* Data block:
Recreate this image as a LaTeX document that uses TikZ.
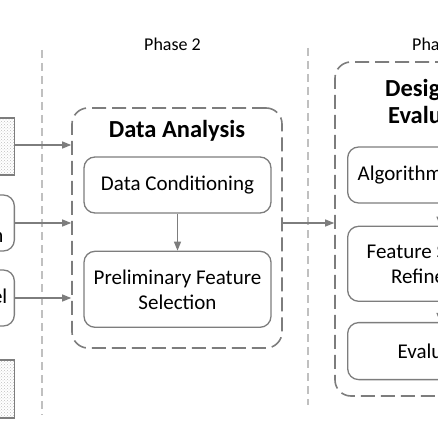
\documentclass[tikz,border=0pt]{standalone}
\usepackage{fontspec}
\setmainfont{Carlito}
\usetikzlibrary{positioning,arrows.meta,patterns}

\definecolor{edge}{RGB}{125,125,125}
\definecolor{divider}{RGB}{192,192,192}
\tikzstyle{box}=[draw=edge, line width=1.3pt, rounded corners=11pt, align=center,
        font=\fontsize{21}{25}\selectfont, minimum width=187pt, inner sep=0pt]
\tikzstyle{group}=[draw=edge, line width=1.6pt, dash pattern=on 14pt off 6pt,
        rounded corners=16pt, inner sep=0pt]
\tikzstyle{title}=[align=center, font=\fontsize{24.5}{27}\selectfont\bfseries, inner sep=0pt]
\tikzstyle{flow}=[-{Triangle[length=9pt,width=7pt]}, draw=edge, line width=1.2pt]
\tikzstyle{img}=[draw=edge, line width=1.2pt, pattern=crosshatch dots,
        pattern color=edge!50, minimum width=150pt, anchor=east]

\begin{document}
\begin{tikzpicture}[x=1pt, y=-1pt]
        \useasboundingbox (0,0) rectangle (438,438);
        \clip (0,0) rectangle (438,438);

        % phase labels and dividers
        \node[font=\fontsize{18}{22}\selectfont] (ph2) at (172.5,44) {Phase 2};
        \node[font=\fontsize{18}{22}\selectfont, anchor=west, inner sep=0pt] (ph3)
            at (412,44) {Phase 3};
        \draw[divider, line width=1.5pt, dash pattern=on 8pt off 5pt] (42,50) -- (42,415);
        \draw[divider, line width=1.5pt, dash pattern=on 8pt off 5pt] (308,48) -- (308,405);

        % phase 1 (cut off)
        \node[img, minimum height=57pt] (in1) at (15,146.5) {};
        \node[box, minimum width=0pt, inner xsep=11pt, minimum height=56pt, anchor=east,
            font=\fontsize{21}{28}\selectfont] (in2) at (15,223) {Data\\Acquisition};
        \node[box, minimum width=0pt, inner xsep=7pt, minimum height=56pt, anchor=east]
            (in3) at (15,298) {Signal Model};
        \node[img, minimum height=58pt] (in4) at (15,389) {};

        % phase 2
        \node[group, minimum width=210pt, minimum height=240pt] (ana) at (177,228) {};
        \node[title] (anatitle) at (177,131) {Data Analysis};
        \node[box, minimum height=56pt] (cond) at (177.5,185) {Data Conditioning};
        \node[box, minimum height=76pt, below=37pt of cond] (prelim)
            {Preliminary Feature\\Selection};

        % phase 3
        \node[group, minimum width=210pt, minimum height=334pt] (des) at (440,229) {};
        \node[title, anchor=west] (destitle) at (385,101) {Design and\\Evaluation};
        \node[box, minimum width=0pt, inner xsep=10pt, minimum height=56pt, anchor=west]
            (alg) at (347,175) {Algorithm Development};
        \node[box, minimum width=0pt, inner xsep=19pt, minimum height=75pt,
            below=22pt of alg.south west, anchor=north west] (refine)
            {Feature Selection\\Refinement};
        \node[box, minimum width=0pt, inner xsep=50pt, minimum height=57pt,
            below=20pt of refine.south west, anchor=north west] (eval) {Evaluation};

        \draw[flow] (in1.east |- 0,145) -- (ana.west |- 0,145);
        \draw[flow] (in2.east) -- (in2.east -| ana.west);
        \draw[flow] (in3.east) -- (in3.east -| ana.west);
        \draw[flow] (cond) -- (prelim);
        \draw[flow] (ana.east |- in2.east) -- (des.west |- in2.east);
        \draw[flow] (alg.south -| des.center) -- (refine.north -| des.center);
        \draw[flow] (refine.south -| des.center) -- (eval.north -| des.center);

    \end{tikzpicture}
\end{document}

* Your goal:
Leave out the pictures and give the listing above again exactly.

* Task response:
Recreate this image as a LaTeX document that uses TikZ.
\documentclass[tikz,border=0pt]{standalone}
\usepackage{fontspec}
\setmainfont{Carlito}
\usetikzlibrary{positioning,arrows.meta,patterns}

\definecolor{edge}{RGB}{125,125,125}
\definecolor{divider}{RGB}{192,192,192}
\tikzstyle{box}=[draw=edge, line width=1.3pt, rounded corners=11pt, align=center,
        font=\fontsize{21}{25}\selectfont, minimum width=187pt, inner sep=0pt]
\tikzstyle{group}=[draw=edge, line width=1.6pt, dash pattern=on 14pt off 6pt,
        rounded corners=16pt, inner sep=0pt]
\tikzstyle{title}=[align=center, font=\fontsize{24.5}{27}\selectfont\bfseries, inner sep=0pt]
\tikzstyle{flow}=[-{Triangle[length=9pt,width=7pt]}, draw=edge, line width=1.2pt]
\tikzstyle{img}=[draw=edge, line width=1.2pt, pattern=crosshatch dots,
        pattern color=edge!50, minimum width=150pt, anchor=east]

\begin{document}
\begin{tikzpicture}[x=1pt, y=-1pt]
        \useasboundingbox (0,0) rectangle (438,438);
        \clip (0,0) rectangle (438,438);

        % phase labels and dividers
        \node[font=\fontsize{18}{22}\selectfont] (ph2) at (172.5,44) {Phase 2};
        \node[font=\fontsize{18}{22}\selectfont, anchor=west, inner sep=0pt] (ph3)
            at (412,44) {Phase 3};
        \draw[divider, line width=1.5pt, dash pattern=on 8pt off 5pt] (42,50) -- (42,415);
        \draw[divider, line width=1.5pt, dash pattern=on 8pt off 5pt] (308,48) -- (308,405);

        % phase 1 (cut off)
        \node[img, minimum height=57pt] (in1) at (15,146.5) {};
        \node[box, minimum width=0pt, inner xsep=11pt, minimum height=56pt, anchor=east,
            font=\fontsize{21}{28}\selectfont] (in2) at (15,223) {Data\\Acquisition};
        \node[box, minimum width=0pt, inner xsep=7pt, minimum height=56pt, anchor=east]
            (in3) at (15,298) {Signal Model};
        \node[img, minimum height=58pt] (in4) at (15,389) {};

        % phase 2
        \node[group, minimum width=210pt, minimum height=240pt] (ana) at (177,228) {};
        \node[title] (anatitle) at (177,131) {Data Analysis};
        \node[box, minimum height=56pt] (cond) at (177.5,185) {Data Conditioning};
        \node[box, minimum height=76pt, below=37pt of cond] (prelim)
            {Preliminary Feature\\Selection};

        % phase 3
        \node[group, minimum width=210pt, minimum height=334pt] (des) at (440,229) {};
        \node[title, anchor=west] (destitle) at (385,101) {Design and\\Evaluation};
        \node[box, minimum width=0pt, inner xsep=10pt, minimum height=56pt, anchor=west]
            (alg) at (347,175) {Algorithm Development};
        \node[box, minimum width=0pt, inner xsep=19pt, minimum height=75pt,
            below=22pt of alg.south west, anchor=north west] (refine)
            {Feature Selection\\Refinement};
        \node[box, minimum width=0pt, inner xsep=50pt, minimum height=57pt,
            below=20pt of refine.south west, anchor=north west] (eval) {Evaluation};

        \draw[flow] (in1.east |- 0,145) -- (ana.west |- 0,145);
        \draw[flow] (in2.east) -- (in2.east -| ana.west);
        \draw[flow] (in3.east) -- (in3.east -| ana.west);
        \draw[flow] (cond) -- (prelim);
        \draw[flow] (ana.east |- in2.east) -- (des.west |- in2.east);
        \draw[flow] (alg.south -| des.center) -- (refine.north -| des.center);
        \draw[flow] (refine.south -| des.center) -- (eval.north -| des.center);

    \end{tikzpicture}
\end{document}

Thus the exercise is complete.